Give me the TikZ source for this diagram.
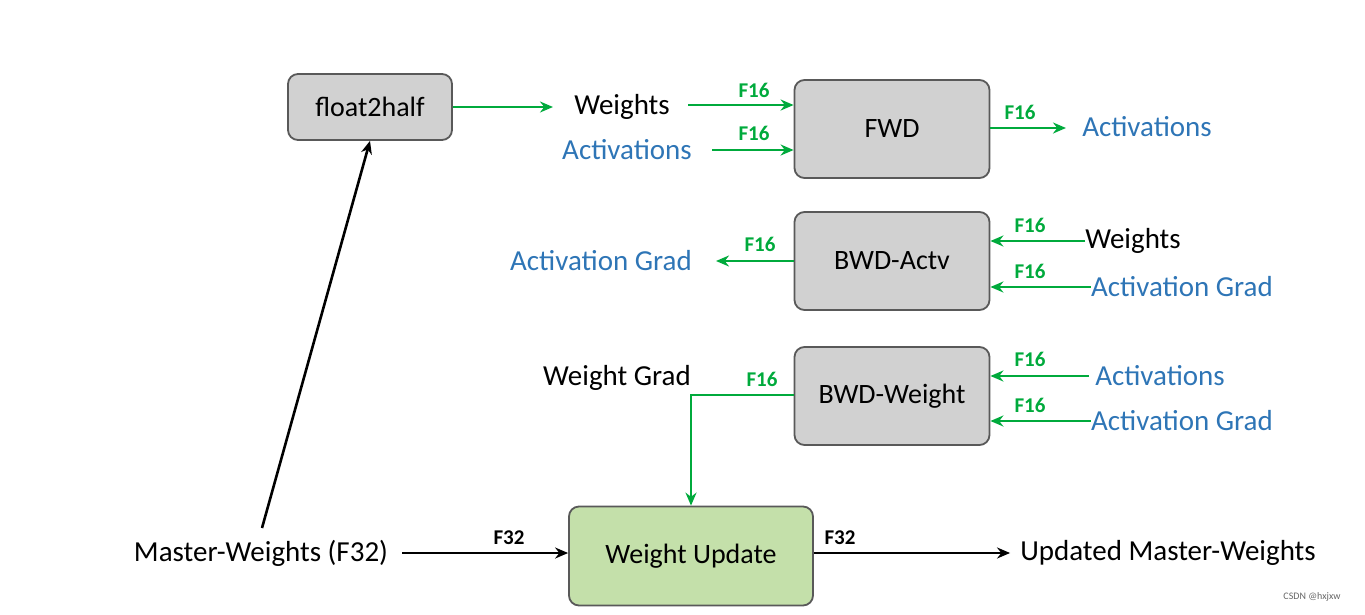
\documentclass[tikz,border=0pt]{standalone}
\usepackage{fontspec}
\usetikzlibrary{arrows.meta}
\setmainfont{Carlito}
\definecolor{bl}{RGB}{46,117,182}
\definecolor{gr}{RGB}{0,170,60}
\begin{document}
\begin{tikzpicture}[x=1pt,y=-1pt,
 box/.style={draw=black!65,line width=1.8pt,fill=black!18,rounded corners=10pt,font=\fontsize{28}{32}\selectfont},
 txt/.style={font=\fontsize{29}{33}\selectfont,inner sep=0pt},
 blu/.style={txt,text=bl},
 lab/.style={font=\bfseries\fontsize{21}{24}\selectfont,text=gr,inner sep=0pt},
 g/.style={draw=gr,line width=2.6pt,-{Stealth[length=13pt,width=11pt]}},
 k/.style={draw=black,line width=2.6pt,-{Stealth[length=13pt,width=11pt]}}]
\useasboundingbox (0,0) rectangle (1365,614);
\node[box,minimum width=164pt,minimum height=66pt] (f2h) at (370,107) {float2half};
\node[box,minimum width=195pt,minimum height=98pt] (fwd) at (892,129) {FWD};
\node[box,minimum width=195pt,minimum height=98pt] (ba) at (892,261) {BWD-Actv};
\node[box,minimum width=195pt,minimum height=98pt] (bw) at (892,396) {BWD-Weight};
\node[box,fill={rgb,255:red,196;green,224;blue,170},minimum width=244pt,minimum height=99pt] (wu) at (691,556) {Weight Update};

\node[txt] (w1) at (622,107) {Weights};
\node[blu] (a1) at (627,150) {Activations};
\node[blu] (a2) at (1147,127) {Activations};
\node[blu] (ag1) at (601,261) {Activation Grad};
\node[txt] (w2) at (1133,241) {Weights};
\node[blu] (ag2) at (1182,287) {Activation Grad};
\node[blu] (a3) at (1160,376) {Activations};
\node[blu] (ag3) at (1182,421) {Activation Grad};
\node[txt] (wg) at (617,378) {Weight Grad};
\node[txt] (mw) at (261,553) {Master-Weights (F32)};
\node[txt] (umw) at (1168,553) {Updated Master-Weights};
\node[font=\fontsize{10}{12}\selectfont,text=black!60] (wm) at (1312,597) {CSDN @hxjxw};

\coordinate (p1) at (553,107);
\draw[g] (f2h.east) -- (p1);
\draw[g] (688,105) -- (fwd.west|-0,105);
\node[lab] at (754,90) {F16};
\draw[g] (712,150) -- (fwd.west|-0,150);
\node[lab] at (754,133) {F16};
\coordinate (p2) at (1066,128);
\draw[g] (fwd.east|-0,128) -- (p2);
\node[lab] at (1020,112) {F16};
\coordinate (p3) at (716,261);
\draw[g] (ba.west) -- (p3);
\node[lab] at (760,244) {F16};
\draw[g] (w2.west|-0,241) -- (ba.east|-0,241);
\node[lab] at (1030,225) {F16};
\draw[g] (ag2.west|-0,287) -- (ba.east|-0,287);
\node[lab] at (1030,271) {F16};
\draw[g] (a3.west|-0,376) ++(-6,0) -- (bw.east|-0,376);
\node[lab] at (1030,359) {F16};
\draw[g] (ag3.west|-0,421) -- (bw.east|-0,421);
\node[lab] at (1030,405) {F16};
\draw[g] (bw.west|-0,395) -| (wu.north);
\node[lab] at (762,379) {F16};
\draw[k] (mw.east) ++(14,0) -- (wu.west|-0,553);
\node[lab,text=black] at (509,538) {F32};
\draw[k] (wu.east|-0,553) -- ([xshift=-10pt]umw.west);
\node[lab,text=black] at (840,538) {F32};
\draw[k] (262,528) -- (f2h.south);
\end{tikzpicture}
\end{document}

************

#### WHAT TO DO:
Copy the data character for character, but drop all pictures from the copy.

#### SOLUTION TO THE EXERCISE:
Give me the TikZ source for this diagram.
\documentclass[tikz,border=0pt]{standalone}
\usepackage{fontspec}
\usetikzlibrary{arrows.meta}
\setmainfont{Carlito}
\definecolor{bl}{RGB}{46,117,182}
\definecolor{gr}{RGB}{0,170,60}
\begin{document}
\begin{tikzpicture}[x=1pt,y=-1pt,
 box/.style={draw=black!65,line width=1.8pt,fill=black!18,rounded corners=10pt,font=\fontsize{28}{32}\selectfont},
 txt/.style={font=\fontsize{29}{33}\selectfont,inner sep=0pt},
 blu/.style={txt,text=bl},
 lab/.style={font=\bfseries\fontsize{21}{24}\selectfont,text=gr,inner sep=0pt},
 g/.style={draw=gr,line width=2.6pt,-{Stealth[length=13pt,width=11pt]}},
 k/.style={draw=black,line width=2.6pt,-{Stealth[length=13pt,width=11pt]}}]
\useasboundingbox (0,0) rectangle (1365,614);
\node[box,minimum width=164pt,minimum height=66pt] (f2h) at (370,107) {float2half};
\node[box,minimum width=195pt,minimum height=98pt] (fwd) at (892,129) {FWD};
\node[box,minimum width=195pt,minimum height=98pt] (ba) at (892,261) {BWD-Actv};
\node[box,minimum width=195pt,minimum height=98pt] (bw) at (892,396) {BWD-Weight};
\node[box,fill={rgb,255:red,196;green,224;blue,170},minimum width=244pt,minimum height=99pt] (wu) at (691,556) {Weight Update};

\node[txt] (w1) at (622,107) {Weights};
\node[blu] (a1) at (627,150) {Activations};
\node[blu] (a2) at (1147,127) {Activations};
\node[blu] (ag1) at (601,261) {Activation Grad};
\node[txt] (w2) at (1133,241) {Weights};
\node[blu] (ag2) at (1182,287) {Activation Grad};
\node[blu] (a3) at (1160,376) {Activations};
\node[blu] (ag3) at (1182,421) {Activation Grad};
\node[txt] (wg) at (617,378) {Weight Grad};
\node[txt] (mw) at (261,553) {Master-Weights (F32)};
\node[txt] (umw) at (1168,553) {Updated Master-Weights};
\node[font=\fontsize{10}{12}\selectfont,text=black!60] (wm) at (1312,597) {CSDN @hxjxw};

\coordinate (p1) at (553,107);
\draw[g] (f2h.east) -- (p1);
\draw[g] (688,105) -- (fwd.west|-0,105);
\node[lab] at (754,90) {F16};
\draw[g] (712,150) -- (fwd.west|-0,150);
\node[lab] at (754,133) {F16};
\coordinate (p2) at (1066,128);
\draw[g] (fwd.east|-0,128) -- (p2);
\node[lab] at (1020,112) {F16};
\coordinate (p3) at (716,261);
\draw[g] (ba.west) -- (p3);
\node[lab] at (760,244) {F16};
\draw[g] (w2.west|-0,241) -- (ba.east|-0,241);
\node[lab] at (1030,225) {F16};
\draw[g] (ag2.west|-0,287) -- (ba.east|-0,287);
\node[lab] at (1030,271) {F16};
\draw[g] (a3.west|-0,376) ++(-6,0) -- (bw.east|-0,376);
\node[lab] at (1030,359) {F16};
\draw[g] (ag3.west|-0,421) -- (bw.east|-0,421);
\node[lab] at (1030,405) {F16};
\draw[g] (bw.west|-0,395) -| (wu.north);
\node[lab] at (762,379) {F16};
\draw[k] (mw.east) ++(14,0) -- (wu.west|-0,553);
\node[lab,text=black] at (509,538) {F32};
\draw[k] (wu.east|-0,553) -- ([xshift=-10pt]umw.west);
\node[lab,text=black] at (840,538) {F32};
\draw[k] (262,528) -- (f2h.south);
\end{tikzpicture}
\end{document}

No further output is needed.